Question

Find the equilibrium solution of the following equations, make a sketch of the direction field, for $$t \geq 0,$$ and determine whether the equilibrium solution is stable. The direction field needs to indicate only whether solutions are increasing or decreasing on either side of the equilibrium solution.$$y^{\prime}(t)=-6 y+12$$

Answer

**step1** Understanding the problem

The problem describes how a quantity 'y' changes over time. The rule for how 'y' changes is given as "negative 6 times y, plus 12". We need to find a special value for 'y' where it stops changing, which is called the equilibrium solution. We also need to understand if 'y' will increase or decrease when it is a little bit more or a little bit less than this special value. Finally, we determine if 'y' will move towards or away from this special value, which tells us if the solution is stable.

**step2** Finding the equilibrium solution

The equilibrium solution is the value of 'y' where the change in 'y' is zero. So, we need to find 'y' such that when we apply the rule "negative 6 times y, plus 12", the result is zero.

We can write this as: $$ -6 \times y + 12 = 0 $$.

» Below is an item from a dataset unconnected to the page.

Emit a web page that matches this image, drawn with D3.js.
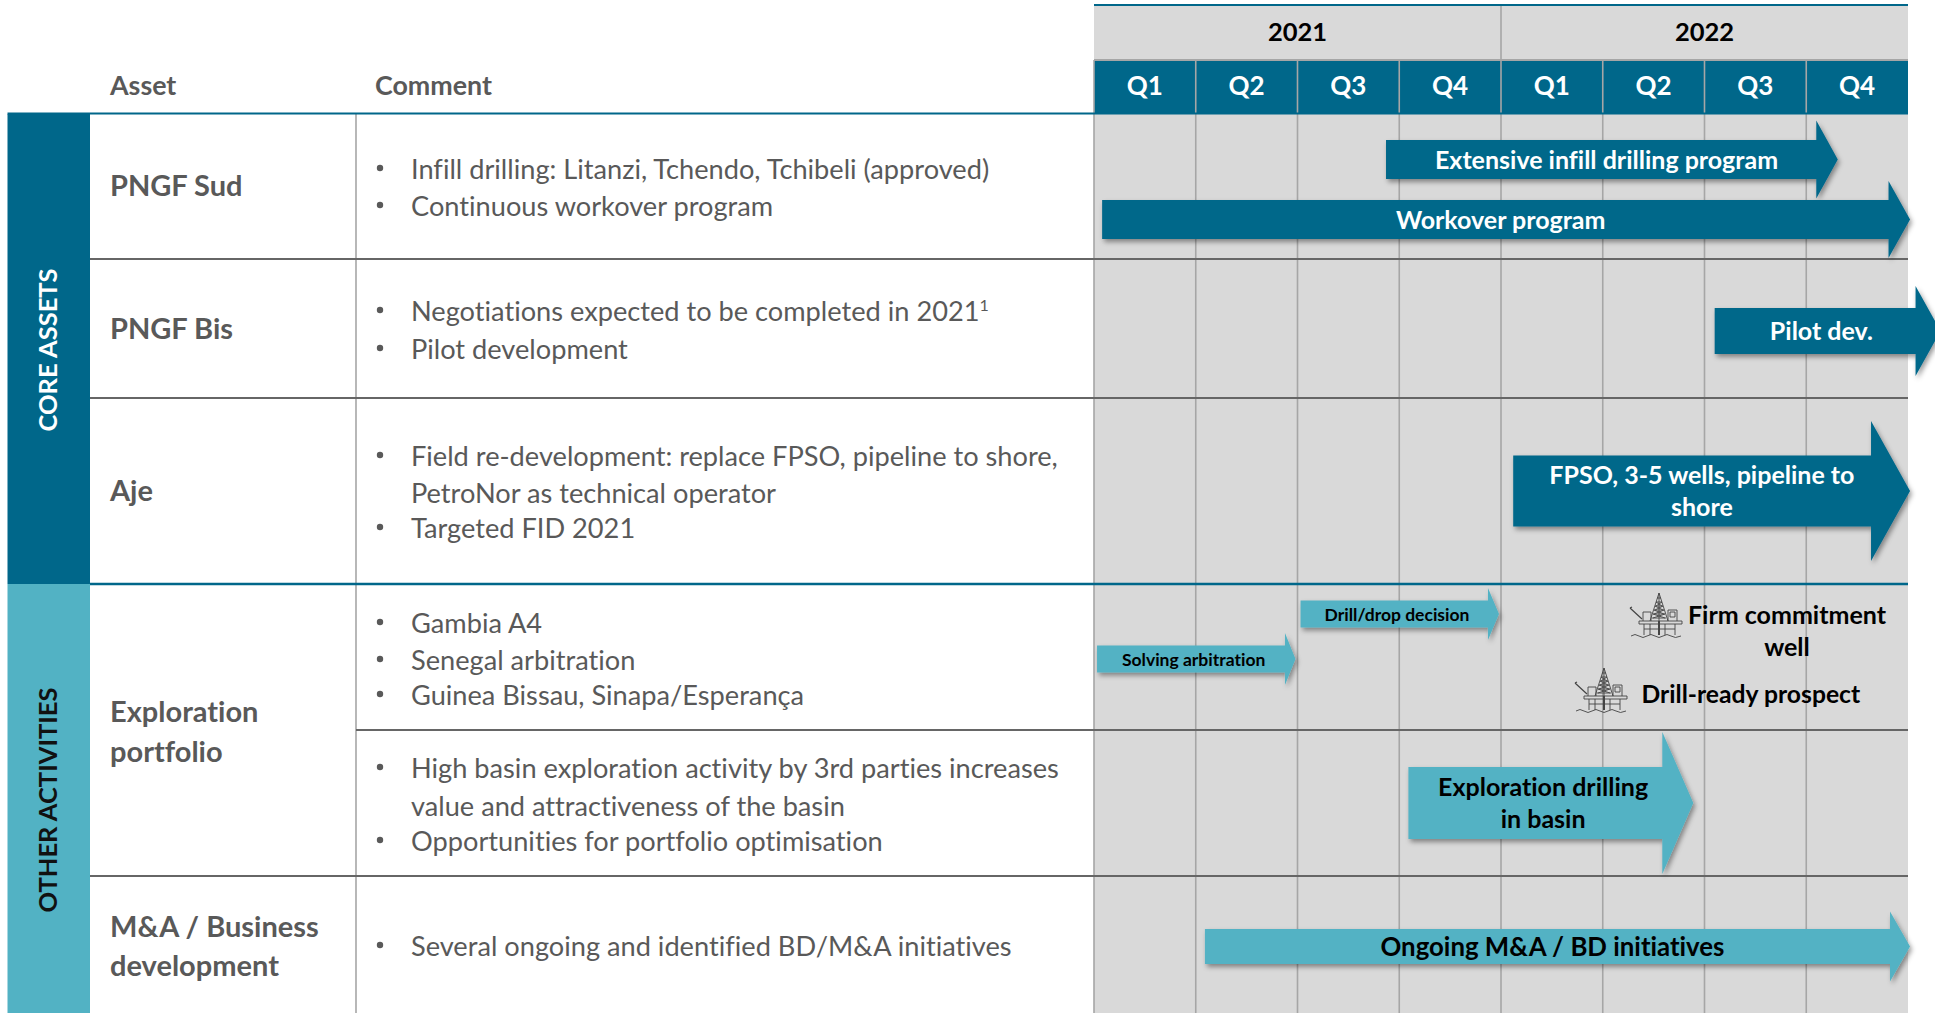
<!DOCTYPE html>
<html>
<head>
<meta charset="utf-8">
<script src="https://cdn.jsdelivr.net/npm/d3@7"></script>
<style>
  html, body { margin: 0; background: #fff; overflow: hidden; }
  svg { display: block; font-family: Lato, "Open Sans", sans-serif; font-variant-ligatures: none; }
</style>
</head>
<body>
<svg id="chart"></svg>
<script>
// chart content
const years = ['2021', '2022'];
const quarters = ['Q1', 'Q2', 'Q3', 'Q4', 'Q1', 'Q2', 'Q3', 'Q4'];
const groupNames = ['CORE ASSETS', 'OTHER ACTIVITIES'];
const groupRows = [[0, 3], [3, 6]];
const assetNames = [['PNGF Sud'], ['PNGF Bis'], ['Aje'], ['Exploration', 'portfolio'], ['M&A / Business', 'development']];
const commentLines = [
    { text: 'Infill drilling: Litanzi, Tchendo, Tchibeli (approved)', bullet: true },
    { text: 'Continuous workover program', bullet: true },
    { text: 'Negotiations expected to be completed in 2021', sup: '1', bullet: true },
    { text: 'Pilot development', bullet: true },
    { text: 'Field re-development: replace FPSO, pipeline to shore,', bullet: true },
    { text: 'PetroNor as technical operator', bullet: false },
    { text: 'Targeted FID 2021', bullet: true },
    { text: 'Gambia A4', bullet: true },
    { text: 'Senegal arbitration', bullet: true },
    { text: 'Guinea Bissau, Sinapa/Esperança', bullet: true },
    { text: 'High basin exploration activity by 3rd parties increases', bullet: true },
    { text: 'value and attractiveness of the basin', bullet: false },
    { text: 'Opportunities for portfolio optimisation', bullet: true },
    { text: 'Several ongoing and identified BD/M&A initiatives', bullet: true }
];

// arrows: start and tip in quarters since Q1 2021, lane in table rows
const arrowLabels = [
    ['Extensive infill drilling program'],
    ['Workover program'],
    ['Pilot dev.'],
    ['FPSO, 3-5 wells, pipeline to', 'shore'],
    ['Drill/drop decision'],
    ['Solving arbitration'],
    ['Exploration drilling', 'in basin'],
    ['Ongoing M&A / BD initiatives']
];
const arrowStart = [2.87, 0.08, 6.10, 4.12, 2.03, 0.03, 3.09, 1.09];
const arrowTip = [7.31, 8.02, 8.32, 8.02, 3.98, 1.98, 5.89, 8.02];
const arrowLane = [0.314, 0.728, 1.518, 2.5, 3.205, 3.514, 4.5, 5.515];
const arrowDark = [true, true, true, true, false, false, false, false];

const rigNotes = [['Firm commitment', 'well'], ['Drill-ready prospect']];

// layout
const width = 1935;
const height = 1013;
const rowEdges = [114, 259, 398, 584, 730, 876, 1013];
const rowRules = [259, 398, 730, 876];
const commentY = [169, 206, 311, 349, 456, 493, 528, 623, 660, 695, 768, 806, 841, 946];
const assetY = [[186], [329], [491], [712, 752], [927, 966]];
const arrowShaft = [19.5, 19.5, 23, 35.5, 13.5, 13.5, 36, 17.5];
const arrowHead = [39, 38.5, 45, 70, 26, 26, 71, 35];
const arrowHeadLen = [21.5, 21.5, 25, 39, 11, 10.5, 31, 20];
const arrowFont = [25, 25, 25, 25, 17.5, 17.5, 25, 25.8];

const dark = '#00678a';
const light = '#52b2c4';
const gray = '#d9d9d9';
const textGray = '#595959';
const gridGray = '#a6a6a6';
const ruleGray = '#666666';

const x = d3.scaleLinear().domain([0, 8]).range([1094, 1908]);
const y = d3.scaleLinear().domain(d3.range(rowEdges.length)).range(rowEdges);

const svg = d3.select('#chart').attr('width', width).attr('height', height);

const defs = svg.append('defs');
const shadow = defs.append('filter').attr('id', 'shadow')
    .attr('x', '-5%').attr('y', '-10%').attr('width', '110%').attr('height', '125%');
shadow.append('feDropShadow')
    .attr('dx', 2).attr('dy', 3).attr('stdDeviation', 2.5)
    .attr('flood-color', '#000').attr('flood-opacity', 0.4);

// gantt background
svg.append('rect')
    .attr('x', x(0)).attr('y', 5)
    .attr('width', x(8) - x(0)).attr('height', height - 5)
    .attr('fill', gray);

// quarter header
svg.append('g').selectAll('rect')
    .data(quarters)
    .join('rect')
    .attr('x', (d, i) => x(i))
    .attr('y', 61)
    .attr('width', (d, i) => x(i + 1) - x(i))
    .attr('height', 53)
    .attr('fill', dark);

// grid lines run from the quarter header to the bottom
svg.append('g').selectAll('line')
    .data(d3.range(0, 8))
    .join('line')
    .attr('x1', (d) => x(d)).attr('x2', (d) => x(d))
    .attr('y1', (d) => (d === 4 ? 5 : 60))
    .attr('y2', height)
    .attr('stroke', gridGray)
    .attr('stroke-width', 1.6);

svg.append('line')
    .attr('x1', x(0)).attr('x2', x(8))
    .attr('y1', 60).attr('y2', 60)
    .attr('stroke', gridGray).attr('stroke-width', 2);

svg.append('line')
    .attr('x1', x(0)).attr('x2', x(8))
    .attr('y1', 5).attr('y2', 5)
    .attr('stroke', dark).attr('stroke-width', 2);

svg.append('g').selectAll('text')
    .data(years)
    .join('text')
    .attr('x', (d, i) => x(i * 4 + 2))
    .attr('y', 41)
    .attr('text-anchor', 'middle')
    .attr('font-size', 25.5).attr('font-weight', 700)
    .attr('fill', '#000')
    .text((d) => d);

svg.append('g').selectAll('text')
    .data(quarters)
    .join('text')
    .attr('x', (d, i) => x(i + 0.5))
    .attr('y', 95)
    .attr('text-anchor', 'middle')
    .attr('font-size', 26).attr('font-weight', 700)
    .attr('fill', '#fff')
    .text((d) => d);

// table headers
svg.append('g').selectAll('text')
    .data(['Asset', 'Comment'])
    .join('text')
    .attr('x', (d, i) => (i === 0 ? 110 : 375))
    .attr('y', 95)
    .attr('font-size', 26.8).attr('font-weight', 700)
    .attr('fill', textGray)
    .text((d) => d);

// group bands
svg.append('g').selectAll('rect')
    .data(groupNames)
    .join('rect')
    .attr('x', 7.5)
    .attr('y', (d, i) => y(groupRows[i][0]))
    .attr('width', 82.5)
    .attr('height', (d, i) => y(groupRows[i][1]) - y(groupRows[i][0]))
    .attr('fill', (d, i) => (i === 0 ? dark : light));

svg.append('g').selectAll('text')
    .data(groupNames)
    .join('text')
    .attr('transform', (d, i) => `translate(57,${[350, 800][i]}) rotate(-90)`)
    .attr('text-anchor', 'middle')
    .attr('font-size', 25.5).attr('font-weight', 700)
    .attr('fill', (d, i) => (i === 0 ? '#fff' : '#111'))
    .text((d) => d);

// table rules
svg.append('line')
    .attr('x1', 356).attr('x2', 356)
    .attr('y1', 114).attr('y2', height)
    .attr('stroke', gridGray).attr('stroke-width', 1.6);

svg.append('g').selectAll('line')
    .data(rowRules)
    .join('line')
    .attr('x1', (d) => (d === 730 ? 356 : 90))
    .attr('x2', x(8))
    .attr('y1', (d) => d).attr('y2', (d) => d)
    .attr('stroke', ruleGray).attr('stroke-width', 2);

svg.append('line')
    .attr('x1', 7.5).attr('x2', x(8))
    .attr('y1', 113.5).attr('y2', 113.5)
    .attr('stroke', dark).attr('stroke-width', 2);

svg.append('line')
    .attr('x1', 90).attr('x2', x(8))
    .attr('y1', 584).attr('y2', 584)
    .attr('stroke', dark).attr('stroke-width', 2.4);

// asset names
const assetGroups = svg.append('g').selectAll('g')
    .data(assetNames)
    .join('g');

assetGroups.selectAll('text')
    .data((d, i) => d.map((line, j) => ({ line, yPos: assetY[i][j] })))
    .join('text')
    .attr('x', 110)
    .attr('y', (d) => d.yPos + 10)
    .attr('font-size', 29).attr('font-weight', 700)
    .attr('fill', textGray)
    .text((d) => d.line);

// comments
const comments = svg.append('g').selectAll('g')
    .data(commentLines)
    .join('g')
    .attr('transform', (d, i) => `translate(0,${commentY[i]})`);

comments.filter((d) => d.bullet).append('circle')
    .attr('cx', 380).attr('cy', -1).attr('r', 3.2)
    .attr('fill', textGray);

const commentText = comments.append('text')
    .attr('x', 411).attr('y', 9.5)
    .attr('font-size', 27.2)
    .attr('fill', textGray)
    .text((d) => d.text);

commentText.filter((d) => d.sup).append('tspan')
    .attr('font-size', 16).attr('dy', -10)
    .text((d) => d.sup);

// arrows
const arrowData = arrowLabels.map((label, i) => ({
    label,
    start: x(arrowStart[i]),
    tip: x(arrowTip[i]),
    mid: y(arrowLane[i]),
    shaft: arrowShaft[i],
    head: arrowHead[i],
    headLen: arrowHeadLen[i],
    font: arrowFont[i],
    isDark: arrowDark[i]
}));

const arrowLine = d3.line();

const arrows = svg.append('g').selectAll('g')
    .data(arrowData)
    .join('g');

arrows.append('path')
    .attr('d', (d) => {
        const base = d.tip - d.headLen;
        return arrowLine([
            [d.start, d.mid - d.shaft],
            [base, d.mid - d.shaft],
            [base, d.mid - d.head],
            [d.tip, d.mid],
            [base, d.mid + d.head],
            [base, d.mid + d.shaft],
            [d.start, d.mid + d.shaft]
        ]) + 'Z';
    })
    .attr('fill', (d) => (d.isDark ? dark : light))
    .attr('filter', 'url(#shadow)');

arrows.selectAll('text')
    .data((d) => d.label.map((line, j) => ({ line, j, n: d.label.length, arrow: d })))
    .join('text')
    .attr('x', (d) => (d.arrow.start + d.arrow.tip) / 2 - d.arrow.headLen / 4)
    .attr('y', (d) => d.arrow.mid + (d.j - (d.n - 1) / 2) * 32 + 0.6)
    .attr('dy', '0.35em')
    .attr('text-anchor', 'middle')
    .attr('font-size', (d) => d.arrow.font)
    .attr('font-weight', 700)
    .attr('fill', (d) => (d.arrow.isDark ? '#fff' : '#000'))
    .text((d) => d.line);

// rig icons
function drawRig(group) {
    const g = group.append('g')
        .attr('fill', 'none').attr('stroke', '#444').attr('stroke-width', 0.9);
    g.append('path').attr('d', 'M29 0L20 28M29 0L38 28M29 0V42');
    g.append('path').attr('d', 'M27 5H31M26 9H32M25 13H33M24 17H34M23 21H35M22 25H36M26 9L32 13M32 9L26 13M25 13L33 17M33 13L25 17M24 17L34 21M34 17L24 21M23 21L35 25M35 21L23 25');
    g.append('path').attr('d', 'M0 15L12 26M0 15L2 14').attr('stroke-width', 1.2);
    g.append('path').attr('d', 'M13 28V19H21V28M38 28V17H47V28M40 19H45V24H40Z');
    g.append('path').attr('d', 'M9 28H52V31H9Z');
    g.append('path').attr('d', 'M14 31V42M20 31V42M35 31V42M45 31V42M14 36H45');
    g.append('path').attr('d', 'M1 43Q5 40 9 43T17 43T25 43T33 43T41 43T51 43');
    g.append('line').attr('x1', 29).attr('x2', 29).attr('y1', 28).attr('y2', 42)
        .attr('stroke-width', 2);
}

svg.append('g').attr('transform', 'translate(1630,593)').call(drawRig);
svg.append('g').attr('transform', 'translate(1575,668)').call(drawRig);

svg.append('g').selectAll('text')
    .data(rigNotes[0])
    .join('text')
    .attr('x', 1787)
    .attr('y', (d, i) => [623.5, 655.5][i])
    .attr('text-anchor', 'middle')
    .attr('font-size', 25).attr('font-weight', 700)
    .attr('fill', '#000')
    .text((d) => d);

svg.append('text')
    .attr('x', 1641.5).attr('y', 703)
    .attr('font-size', 24.7).attr('font-weight', 700)
    .attr('fill', '#000')
    .text(rigNotes[1][0]);
</script>
</body>
</html>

This means that '6 times y' must be equal to 12. We are looking for the missing number in the multiplication problem: $$ 6 \times \text{?} = 12 $$.

We know from our multiplication facts that $$ 6 \times 2 = 12 $$.

Therefore, the value of 'y' that makes the change zero is 2. The equilibrium solution is $$ y = 2 $$.

**step3** Understanding how 'y' changes around the equilibrium solution

Now, let's see what happens to 'y' when it is not exactly 2. We can use the rule for change, which can also be thought of as "12 minus 6 times y".

Case 1: When 'y' is a number greater than 2. Let's choose $$ y = 3 $$ as an example.

The change in 'y' is calculated as: $$ 12 - (6 \times 3) $$

$$ = 12 - 18 $$

If you have 12 items and need to give away 18 items, you are short 6 items. This means the value of 'y' is getting smaller.

So, when 'y' is greater than 2, 'y' decreases. It moves downwards, towards 2.

Case 2: When 'y' is a number less than 2. Let's choose $$ y = 1 $$ as an example.

The change in 'y' is calculated as: $$ 12 - (6 \times 1) $$

$$ = 12 - 6 $$

$$ = 6 $$

Since the change is a positive 6, it means the value of 'y' is getting larger.

So, when 'y' is less than 2, 'y' increases. It moves upwards, towards 2.

**step4** Sketching the direction field conceptually

We can imagine a number line representing the possible values of 'y'.

At $$ y = 2 $$, 'y' does not change.

When 'y' is a number greater than 2 (like 3), 'y' decreases, meaning it moves towards 2.

When 'y' is a number less than 2 (like 1), 'y' increases, meaning it moves towards 2.

We can draw a conceptual sketch using arrows on a number line to show these directions:

$$ \dots \xrightarrow{\text{increases}} 1 \xrightarrow{\text{increases}} 2 \xleftarrow{\text{decreases}} 3 \xleftarrow{\text{decreases}} \dots $$

This sketch shows that if 'y' starts below 2, it moves up towards 2, and if 'y' starts above 2, it moves down towards 2.

**step5** Determining the stability of the equilibrium solution

Based on our observations, if 'y' starts at a value slightly different from 2, it always tends to move closer to 2.

If 'y' is a little bit more than 2, it decreases and returns towards 2.

If 'y' is a little bit less than 2, it increases and returns towards 2.

Because 'y' moves towards the equilibrium solution of $$ y = 2 $$ from both sides, we say that the equilibrium solution is stable.